Even more extraordinary is that each sentence is necessary and works on at least two if not more levels.  Fitzgerald's words are meant to be read aloud (this becomes clear as you hear them read by the extraordinary Scott Shepherd - who reads the whole book night after night - that alone is amazing...).  Apparently, Fitzgerald read his words aloud to himself as he wrote.  The experience of hearing the whole book would bear this out.
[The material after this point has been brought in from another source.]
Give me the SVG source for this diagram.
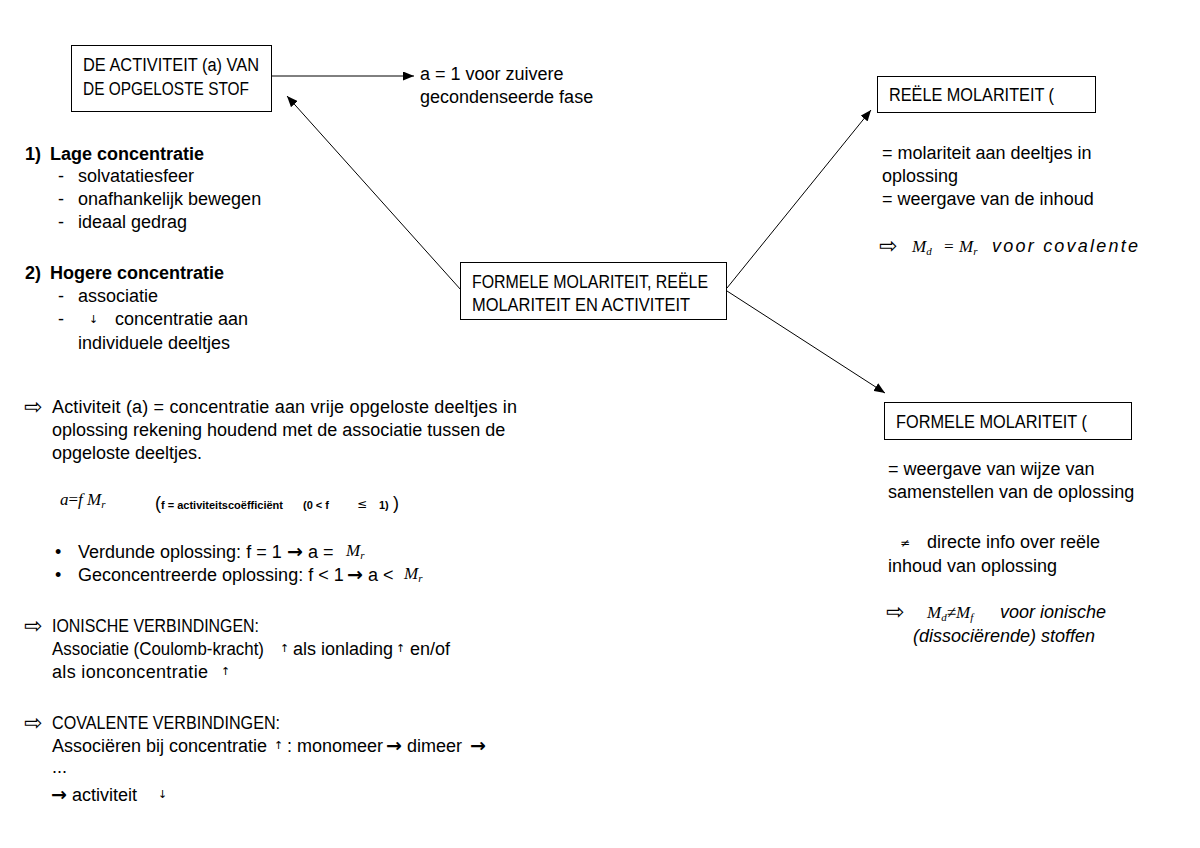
<svg xmlns="http://www.w3.org/2000/svg" width="1200" height="848" viewBox="0 0 1200 848">
<defs>
<style>
.t{font-family:"Liberation Sans",Arial,sans-serif;font-size:18px;fill:#000}
.b{font-weight:bold}
.i{font-style:italic}
.m{font-family:"Liberation Serif","Times New Roman",serif;font-style:italic;font-size:17px;fill:#000}
.sub{font-size:11px}
.s{font-family:"DejaVu Sans",sans-serif;fill:#000}
.dx{font-family:"DejaVu Sans",sans-serif;font-size:22px;fill:#000}
.ar{font-family:"DejaVu Sans",sans-serif;font-weight:bold;font-size:19px;fill:#000}
.sm{font-family:"DejaVu Sans",sans-serif;font-size:11px;fill:#000}
.box{fill:#fff;stroke:#000;stroke-width:1}
.p{font-family:"Liberation Sans",Arial,sans-serif;font-size:11px;font-weight:bold;fill:#000}
</style>
<marker id="ah" markerWidth="11" markerHeight="9" refX="11" refY="4.5" orient="auto" markerUnits="userSpaceOnUse">
<path d="M0,0 L11,4.5 L0,9 z" fill="#000"/>
</marker>
</defs>
<rect width="1200" height="848" fill="#fff"/>

<g id="connectors" stroke="#000" stroke-width="1" fill="none">
<line x1="272" y1="76" x2="414" y2="76" marker-end="url(#ah)"/>
<line x1="461" y1="290" x2="287" y2="96" marker-end="url(#ah)"/>
<line x1="727" y1="288" x2="871" y2="110" marker-end="url(#ah)"/>
<line x1="727" y1="291" x2="885" y2="393" marker-end="url(#ah)"/>
</g>

<g id="node-activiteit">
<rect class="box" x="71.5" y="45.5" width="200" height="66"/>
<text class="t" x="83" y="71" textLength="176" lengthAdjust="spacingAndGlyphs">DE ACTIVITEIT (a) VAN</text>
<text class="t" x="83" y="95" textLength="166" lengthAdjust="spacingAndGlyphs">DE OPGELOSTE STOF</text>
</g>

<g id="node-zuiver">
<text class="t" x="420" y="80">a = 1 voor zuivere</text>
<text class="t" x="420" y="103">gecondenseerde fase</text>
</g>

<g id="node-center">
<rect class="box" x="460.5" y="262.5" width="266" height="57"/>
<text class="t" x="472" y="288" textLength="236" lengthAdjust="spacingAndGlyphs">FORMELE MOLARITEIT, REËLE</text>
<text class="t" x="472" y="311" textLength="218" lengthAdjust="spacingAndGlyphs">MOLARITEIT EN ACTIVITEIT</text>
</g>

<g id="node-reeel">
<rect class="box" x="877.5" y="76.5" width="218" height="36"/>
<text class="t" x="889" y="101" textLength="165" lengthAdjust="spacingAndGlyphs">REËLE MOLARITEIT (</text>
<text class="t" x="882" y="159">= molariteit aan deeltjes in</text>
<text class="t" x="882" y="182">oplossing</text>
<text class="t" x="882" y="205">= weergave van de inhoud</text>
<text class="dx" x="879" y="253">⇨</text>
<text class="m" x="912" y="252">M<tspan class="sub" dy="3">d</tspan></text>
<text class="m" x="943" y="252" font-style="normal">=</text>
<text class="m" x="959" y="252">M<tspan class="sub" dy="3">r</tspan></text>
<text class="t i" x="992" y="252" textLength="146">voor covalente</text>
</g>

<g id="node-formeel">
<rect class="box" x="884.5" y="402.5" width="247" height="37"/>
<text class="t" x="896" y="428" textLength="191" lengthAdjust="spacingAndGlyphs">FORMELE MOLARITEIT (</text>
<text class="t" x="888" y="475">= weergave van wijze van</text>
<text class="t" x="888" y="498">samenstellen van de oplossing</text>
<text class="s" x="900" y="547" font-size="12">≠</text>
<text class="t" x="927" y="548">directe info over reële</text>
<text class="t" x="888" y="572">inhoud van oplossing</text>
<text class="dx" x="886" y="619">⇨</text>
<text class="m" x="927" y="618">M<tspan class="sub" dy="3">d</tspan><tspan dy="-3" font-style="normal">≠</tspan>M<tspan class="sub" dy="3">f</tspan></text>
<text class="t i" x="1000" y="618">voor ionische</text>
<text class="t i" x="913" y="642">(dissociërende) stoffen</text>
</g>

<g id="node-left">
<text class="t b" x="25" y="160">1)</text>
<text class="t b" x="50" y="160">Lage concentratie</text>
<text class="t" x="58" y="182">-</text><text class="t" x="78" y="182">solvatatiesfeer</text>
<text class="t" x="58" y="205">-</text><text class="t" x="78" y="205">onafhankelijk bewegen</text>
<text class="t" x="58" y="228">-</text><text class="t" x="78" y="228">ideaal gedrag</text>
<text class="t b" x="25" y="279">2)</text>
<text class="t b" x="50" y="279">Hogere concentratie</text>
<text class="t" x="58" y="302">-</text><text class="t" x="78" y="302">associatie</text>
<text class="t" x="58" y="325">-</text><text class="sm" x="89" y="323">↓</text><text class="t" x="115" y="325">concentratie aan</text>
<text class="t" x="78" y="349">individuele deeltjes</text>

<text class="dx" x="24" y="414">⇨</text>
<text class="t" x="52" y="413" textLength="465">Activiteit (a) = concentratie aan vrije opgeloste deeltjes in</text>
<text class="t" x="52" y="436">oplossing rekening houdend met de associatie tussen de</text>
<text class="t" x="52" y="459">opgeloste deeltjes.</text>

<text class="m" x="60" y="505">a<tspan font-style="normal">=</tspan>f M<tspan class="sub" dy="3">r</tspan></text>
<text class="t" x="155" y="509" font-size="16">(</text>
<text class="p" x="161" y="509">f = activiteitscoëfficiënt</text>
<text class="p" x="303" y="509">(0 &lt; f</text>
<text class="s" x="357" y="508" font-size="12">≤</text>
<text class="p" x="379" y="509">1)</text>
<text class="t" x="393" y="509" font-size="16">)</text>

<text class="t" x="55" y="558">•</text>
<text class="t" x="78" y="558">Verdunde oplossing: f = 1</text>
<text class="ar" x="287" y="558">→</text>
<text class="t" x="308" y="558">a =</text>
<text class="m" x="346" y="556">M<tspan class="sub" dy="3">r</tspan></text>
<text class="t" x="55" y="581">•</text>
<text class="t" x="78" y="581">Geconcentreerde oplossing: f &lt; 1</text>
<text class="ar" x="347" y="581">→</text>
<text class="t" x="368" y="581">a &lt;</text>
<text class="m" x="404" y="579">M<tspan class="sub" dy="3">r</tspan></text>

<text class="dx" x="24" y="633">⇨</text>
<text class="t" x="52" y="632" textLength="207" lengthAdjust="spacingAndGlyphs">IONISCHE VERBINDINGEN:</text>
<text class="t" x="52" y="655" textLength="212" lengthAdjust="spacingAndGlyphs">Associatie (Coulomb-kracht)</text>
<text class="sm" x="280" y="652">↑</text>
<text class="t" x="293" y="655">als ionlading</text>
<text class="sm" x="396" y="652">↑</text>
<text class="t" x="410" y="655">en/of</text>
<text class="t" x="52" y="678" textLength="156" lengthAdjust="spacing">als ionconcentratie</text>
<text class="sm" x="221" y="675">↑</text>

<text class="dx" x="24" y="730">⇨</text>
<text class="t" x="52" y="729" textLength="228" lengthAdjust="spacingAndGlyphs">COVALENTE VERBINDINGEN:</text>
<text class="t" x="52" y="752">Associëren bij concentratie</text>
<text class="sm" x="274" y="749">↑</text>
<text class="t" x="287" y="752">: monomeer</text>
<text class="ar" x="386" y="752">→</text>
<text class="t" x="407" y="752">dimeer</text>
<text class="ar" x="470" y="752">→</text>
<text class="t" x="52" y="773">...</text>
<text class="ar" x="51" y="801">→</text>
<text class="t" x="72" y="801">activiteit</text>
<text class="sm" x="158" y="798">↓</text>
</g>
</svg>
The brilliance of ERS is that they decided to put this jazz age story in a contemporary, rather shabby looking office and populate the story with office workers.  This environment adds another layer of metaphor onto an already metaphor-rich novel.  It also keeps it from seeming nostalgic or dated in any way.  Further, the office set itself is in a liminal state between modern and slightly old (like the office of an off-off Broadway theater company, say whose office is furnished by Materials for the Arts).  The office worker who plays Gatsby (the amazing Jim Fletcher) types at an old-school typewriter.  Nick (Shepherd) tries unsuccessfully to boot up his computer, which leads to his discovery of the book that he begins reading.

There is also a gradual trajectory over the 6 1/2 hours from a literal office environment in which the book is an intrusion and the reader is an office worker to a gradual clearing of the space - not entirely - it's still an office but much more spare - able to evoke possible other realities (due in no small part to the extraordinary lighting design of Mark Barton, the gorgeously subtle, evocative and visibly orchestrated sound design by performer/designer Ben Williams and the deceptively simple but quite ingenious set design of Louisa Thompson).  By the end Shepherd transforms from a guy reading a book to the narrator himself, speaking directly to us, the audience.  After spending 6 hours, the space we share becomes obvious, the sound of his voice and his presence is intimate.  Fitzgerald's words resonate from 1925 to us in 2012 as a revelation all over again.

All of the actors are great.  The decisions about when/how to create certain moments from the text (which I sense were created by the actors and directors in collaboration) are done in such a masterful way, sometimes before, simultaneous to or after the text.  Sometimes carelessness is shown via a seeming accident with a drinking glass or throwing a large idea away is evoked by throwing a paper into a file cabinet.  Something being distasteful shown as a literal distaste on the tongue or delays happening onstage after the mention of delay in the text.  This does not take away from the feeling tone of the piece, though.  While there is no direct play at 'being emotional' and we always know we are in a theater, this gives space for the audience to respond, as it did tonight, in a visceral way.  They aren't having the emotions for us or trying to make us Feel anything, so we can.

ERS has been performing this piece since 2005 and it shows in the best possible way.  The ensemble is tight, people work off of each other with turn on a dime precision.  Many of the actors have been involved with ERS since its inception in 1992 and that shows, too.  John Collins has built an astounding company and in this piece the whole company has created an extraordinary show.

I rarely use this many positive adjectives in any review or writing about a piece of theater.  This was a privilege to experience.  Tonight, we gave the show a standing ovation, which it richly deserved.

If you want a theatrical experience that will restore your faith in theater, the power of words and the ability to evoke tragedy without being in the least bit nostalgic or sentimental, this is your show.